Handling Hazardous Testing Materials

If you use acid testing kits, you’re working with nitric acid — a corrosive oxidizer that poses real health risks if mishandled. OSHA sets the permissible exposure limit for nitric acid at 2 parts per million averaged over an eight-hour shift, with a short-term exposure limit of 4 ppm. Concentrations above 25 ppm are considered immediately dangerous to life and health.9Occupational Safety and Health Administration. NITRIC ACID – Occupational Chemical Database

In practical terms, this means adequate ventilation in your testing area, proper storage away from organic materials and metals (nitric acid is a strong oxidizer), and personal protective equipment including chemical-resistant gloves and eye protection. Keep a safety data sheet accessible for every chemical you stock. If you have employees performing acid tests, OSHA’s Hazard Communication Standard requires you to train them on the risks and proper handling procedures before they touch the materials.

Sales Tax Considerations

Sales tax treatment of precious metals varies significantly by state, but the trend is strongly toward exemption.

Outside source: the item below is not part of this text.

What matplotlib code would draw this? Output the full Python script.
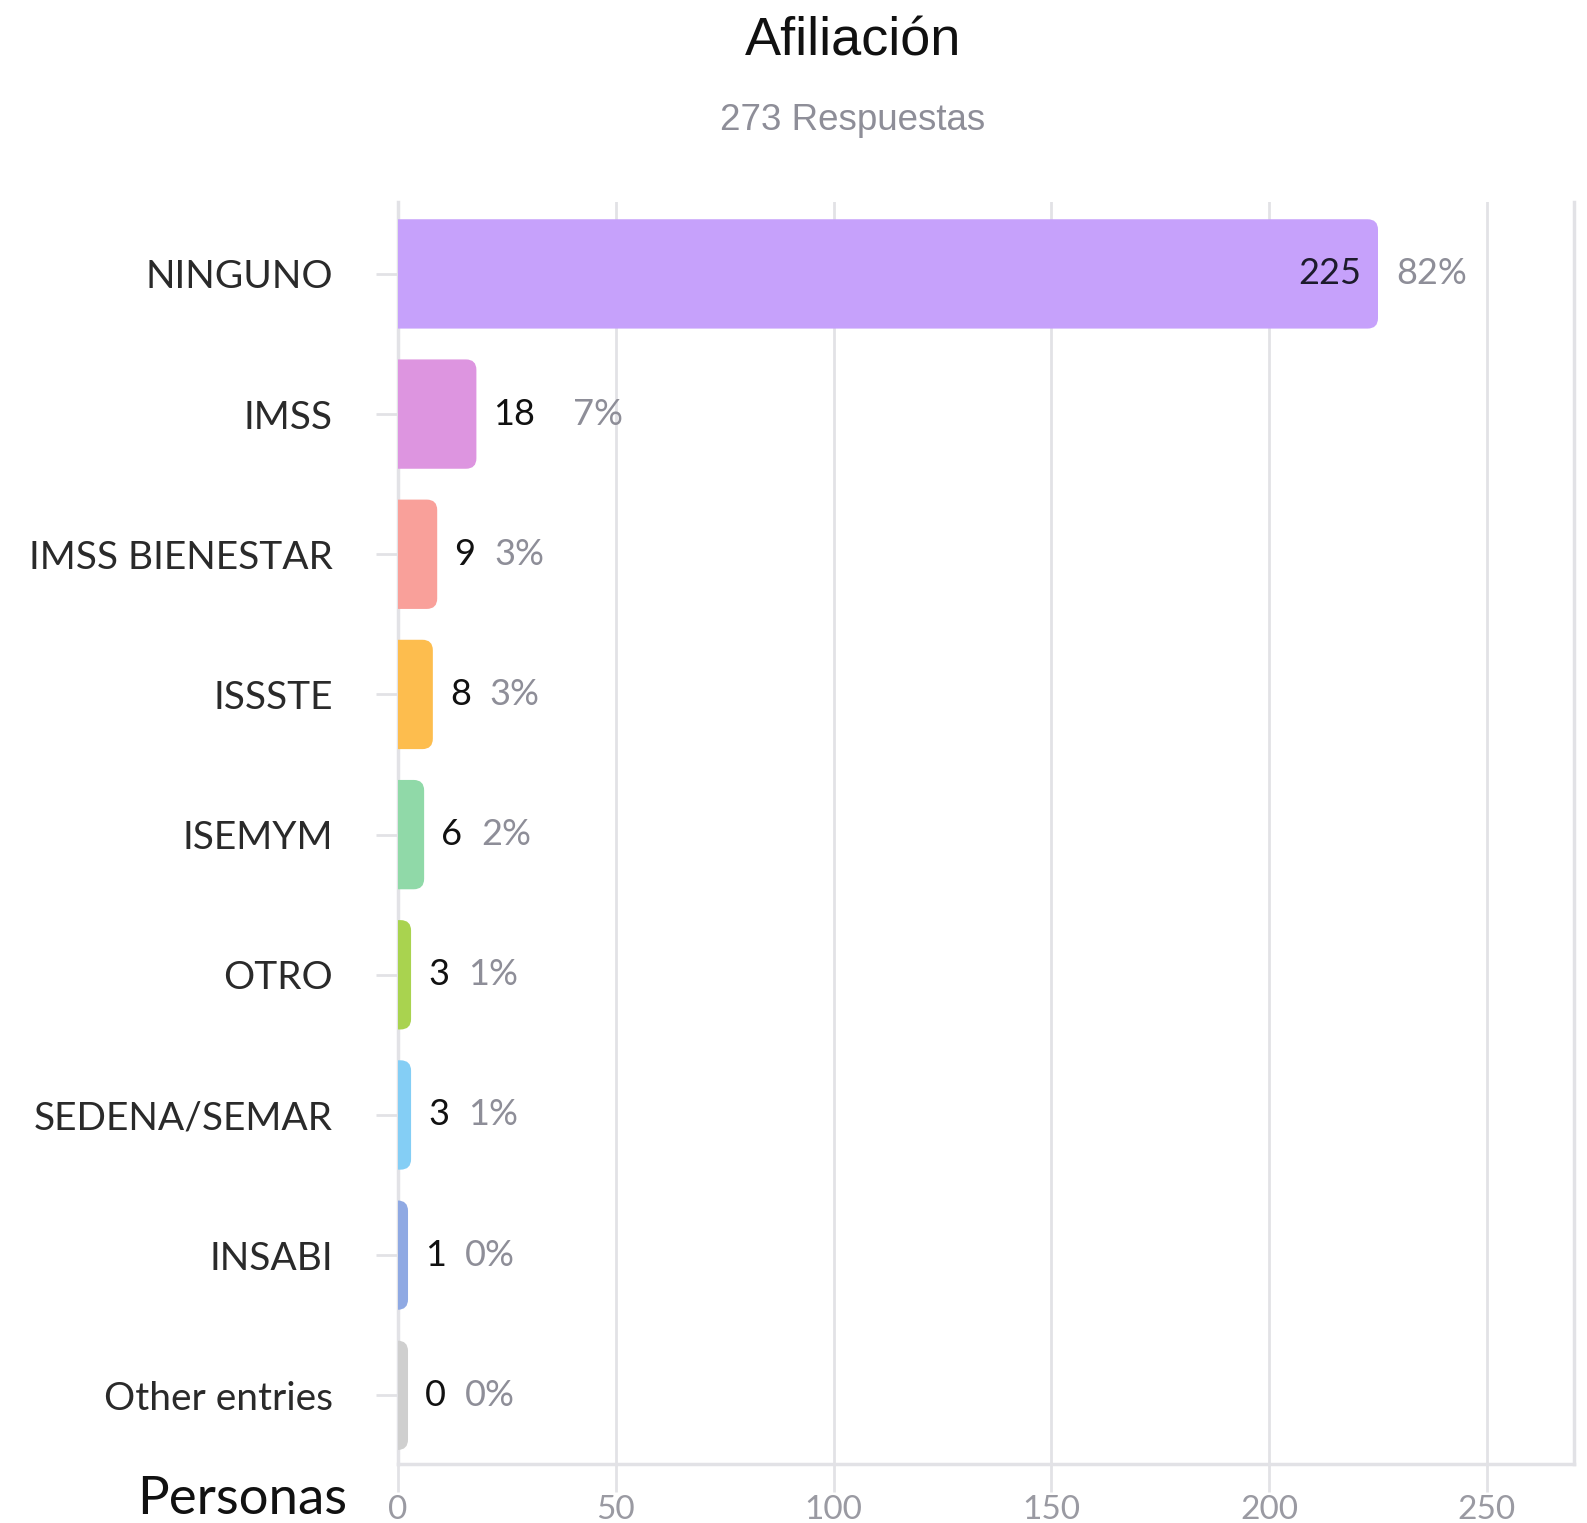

Roughly 44 states either charge no sales tax at all or exempt precious metal bullion and coins from state sales tax, with about six states offering conditional exemptions that kick in above certain purchase thresholds. The exemptions generally apply to items valued primarily for their metal content rather than their form — bullion bars and recognized coins qualify, while finished jewelry often does not.

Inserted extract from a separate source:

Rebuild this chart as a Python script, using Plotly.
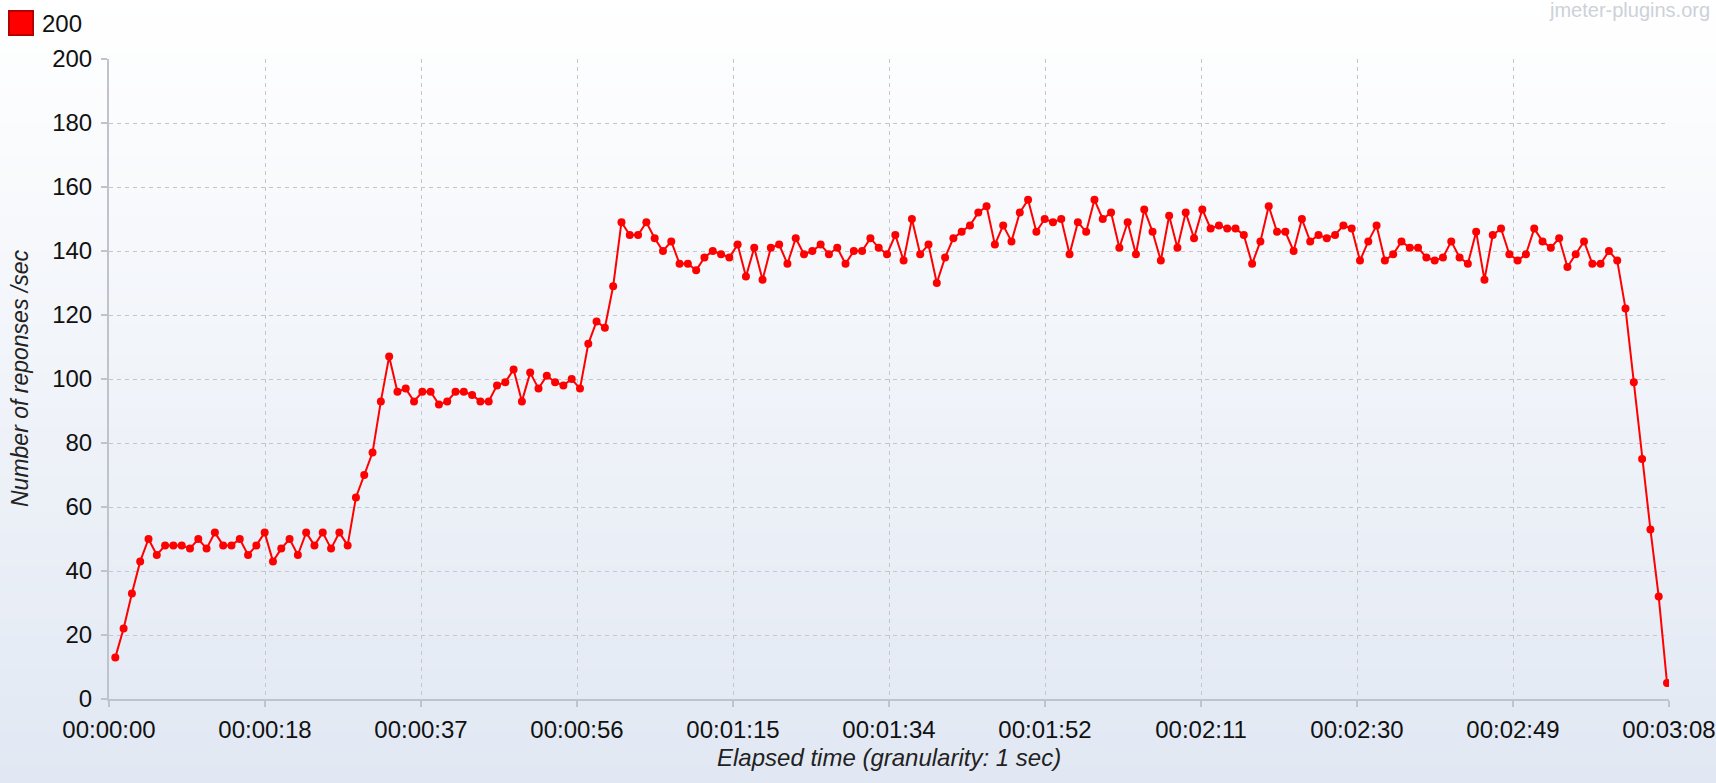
import plotly.graph_objects as go

# ---------------- data ----------------
SERIES_NAME = "200"
START_OFFSET_SEC = 0.76  # first sample offset within the elapsed-time axis (seconds)
RESPONSES_PER_SEC = [
    13, 22, 33, 43, 50, 45, 48, 48, 48, 47,
    50, 47, 52, 48, 48, 50, 45, 48, 52, 43,
    47, 50, 45, 52, 48, 52, 47, 52, 48, 63,
    70, 77, 93, 107, 96, 97, 93, 96, 96, 92,
    93, 96, 96, 95, 93, 93, 98, 99, 103, 93,
    102, 97, 101, 99, 98, 100, 97, 111, 118, 116,
    129, 149, 145, 145, 149, 144, 140, 143, 136, 136,
    134, 138, 140, 139, 138, 142, 132, 141, 131, 141,
    142, 136, 144, 139, 140, 142, 139, 141, 136, 140,
    140, 144, 141, 139, 145, 137, 150, 139, 142, 130,
    138, 144, 146, 148, 152, 154, 142, 148, 143, 152,
    156, 146, 150, 149, 150, 139, 149, 146, 156, 150,
    152, 141, 149, 139, 153, 146, 137, 151, 141, 152,
    144, 153, 147, 148, 147, 147, 145, 136, 143, 154,
    146, 146, 140, 150, 143, 145, 144, 145, 148, 147,
    137, 143, 148, 137, 139, 143, 141, 141, 138, 137,
    138, 143, 138, 136, 146, 131, 145, 147, 139, 137,
    139, 147, 143, 141, 144, 135, 139, 143, 136, 136,
    140, 137, 122, 99, 75, 53, 32, 5,
]
ELAPSED_SEC = [i + START_OFFSET_SEC for i in range(len(RESPONSES_PER_SEC))]

X_MAX_SEC = 188
X_TICK_LABELS = ["00:00:00", "00:00:18", "00:00:37", "00:00:56", "00:01:15",
                 "00:01:34", "00:01:52", "00:02:11", "00:02:30", "00:02:49", "00:03:08"]
Y_TICKS = [0, 20, 40, 60, 80, 100, 120, 140, 160, 180, 200]
X_TITLE = "Elapsed time (granularity: 1 sec)"
Y_TITLE = "Number of reponses /sec"
WATERMARK = "jmeter-plugins.org"

# ---------------- layout geometry ----------------
W, H = 1716, 783
ML, MR, MT, MB = 109, 47, 59, 84
PW, PH = W - ML - MR, H - MT - MB
FONT = "Liberation Sans, Arial, sans-serif"
GRID = "#c3c6cc"
AXIS = "#bfc4cc"
TICK_SIZE = 24

x_tickvals = [X_MAX_SEC * i / (len(X_TICK_LABELS) - 1) for i in range(len(X_TICK_LABELS))]


def px_to_paper_x(px):
    return (px - ML) / PW


def px_to_paper_y(py):
    return (H - MB - py) / PH


fig = go.Figure()
fig.add_trace(go.Scatter(
    x=ELAPSED_SEC, y=RESPONSES_PER_SEC, name=SERIES_NAME,
    mode="lines+markers",
    line=dict(color="#ff0000", width=2),
    marker=dict(color="#ff0000", size=8, line=dict(width=0)),
    showlegend=False,
))

# background vertical gradient (white -> light blue-grey)
shapes = []
top_c = (255, 255, 255)
bot_c = (225, 232, 243)
N = 90
for i in range(N):
    f = (i + 0.5) / N
    c = tuple(round(top_c[k] + (bot_c[k] - top_c[k]) * f) for k in range(3))
    y0 = H * i / N
    y1 = H * (i + 1) / N + 1
    shapes.append(dict(
        type="rect", xref="paper", yref="paper", layer="below",
        x0=px_to_paper_x(-2), x1=px_to_paper_x(W + 2),
        y0=px_to_paper_y(y1), y1=px_to_paper_y(y0),
        fillcolor="rgb(%d,%d,%d)" % c, line=dict(width=0),
    ))

# legend swatch
shapes.append(dict(
    type="rect", xref="paper", yref="paper", layer="above",
    x0=px_to_paper_x(9), x1=px_to_paper_x(33),
    y0=px_to_paper_y(35), y1=px_to_paper_y(11),
    fillcolor="#ff0000", line=dict(color="#b40000", width=2),
))

annotations = [
    dict(text=SERIES_NAME, xref="paper", yref="paper",
         x=px_to_paper_x(40), y=px_to_paper_y(23), xanchor="left", yanchor="middle",
         showarrow=False, font=dict(family=FONT, size=TICK_SIZE, color="#111111")),
    dict(text=WATERMARK, xref="paper", yref="paper",
         x=px_to_paper_x(1712), y=px_to_paper_y(10), xanchor="right", yanchor="middle",
         showarrow=False, font=dict(family=FONT, size=20, color="#cdd1d8")),
    dict(text=X_TITLE, xref="paper", yref="paper",
         x=0.5, y=px_to_paper_y(757), xanchor="center", yanchor="middle",
         showarrow=False, font=dict(family=FONT, size=24, color="#222222", style="italic")),
    dict(text=Y_TITLE, xref="paper", yref="paper", textangle=-90,
         x=px_to_paper_x(20), y=0.5, xanchor="center", yanchor="middle",
         showarrow=False, font=dict(family=FONT, size=23, color="#222222", style="italic")),
]

fig.update_layout(
    width=W, height=H,
    margin=dict(l=ML, r=MR, t=MT, b=MB, autoexpand=False),
    paper_bgcolor="rgb(240,244,249)",
    plot_bgcolor="rgba(0,0,0,0)",
    shapes=shapes, annotations=annotations,
    showlegend=False,
    font=dict(family=FONT, size=TICK_SIZE, color="#111111"),
)
fig.update_xaxes(
    range=[0, X_MAX_SEC], tickmode="array", tickvals=x_tickvals, ticktext=X_TICK_LABELS,
    showgrid=True, gridcolor=GRID, gridwidth=1.3, griddash="4px,4px",
    showline=True, linecolor=AXIS, linewidth=2, zeroline=False,
    ticks="outside", ticklen=6, tickwidth=2, tickcolor=AXIS,
    ticklabelstandoff=2, automargin=False,
    tickfont=dict(family=FONT, size=TICK_SIZE, color="#111111"),
)
fig.update_yaxes(
    range=[0, 200], tickmode="array", tickvals=Y_TICKS,
    showgrid=True, gridcolor=GRID, gridwidth=1.3, griddash="4px,4px",
    showline=True, linecolor=AXIS, linewidth=2, zeroline=False,
    ticks="outside", ticklen=6, tickwidth=2, tickcolor=AXIS,
    ticklabelstandoff=4, automargin=False,
    tickfont=dict(family=FONT, size=TICK_SIZE, color="#111111"),
)

fig.write_html(
    "out.html",
    config={"displayModeBar": False},
    post_script="document.documentElement.style.margin='0';document.body.style.margin='0';"
                "document.body.style.padding='0';document.body.style.overflow='hidden';",
)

If you’re reselling precious metals to refiners or other dealers, a resale certificate may allow you to purchase inventory without paying sales tax at the point of acquisition. The rules vary by state, and some states that exempt bullion don’t require any certificate at all for qualifying transactions. Check with your state’s department of revenue before your first purchase to avoid either overpaying tax or creating an unexpected liability.